Why do we sometimes doubt people who are genuinely loyal to us?

This often stems from internalized beliefs from past relationships (familial, romantic, or platonic) where trust was broken. We project past betrayals onto present loyal people. It can also come from low self-esteem—a belief that we are not worthy of such loyalty, making their steadfastness feel suspicious. Sometimes, we doubt because the loyalty tests us in ways we’re not used to, challenging our self-perception as someone who must go it alone.

Why do people often doubt personal growth or self-improvement advice?

Doubt towards self-improvement often stems from past failures, perceived complexity, or a fear of vulnerability. When advice promises quick fixes, it clashes with our understanding that meaningful change is hard. This doubt can be a protective mechanism against disappointment or perceived “scams.“ However, it can also be a valuable filter. Use this doubt to critically assess the advice’s source, evidence, and applicability to your unique situation, separating genuine strategies from oversimplified hype.

How do I rebuild trust after I have been the cause of legitimate doubt?

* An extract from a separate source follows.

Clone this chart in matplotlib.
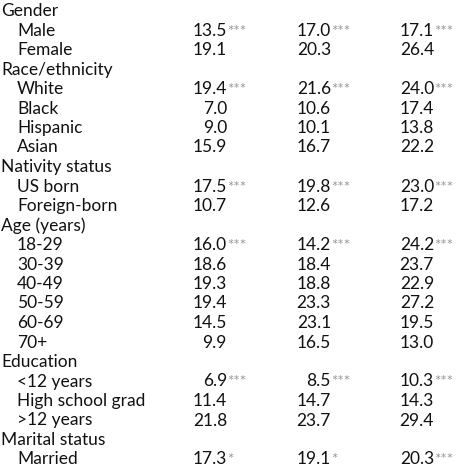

Rebuilding requires radical honesty, consistent action, and patience. Acknowledge the hurt without excuses. Answer all questions transparently, once. Then, demonstrate change through unwavering, predictable behavior over time. Understand that trust rebuilds in moments—each time you do what you say, you deposit into the “trust account.“ Give your partner space to process; their doubt and hurt will resurface. Don’t demand they “get over it.“ Your job is to provide safety through reliability; their job is to eventually choose to risk trusting again.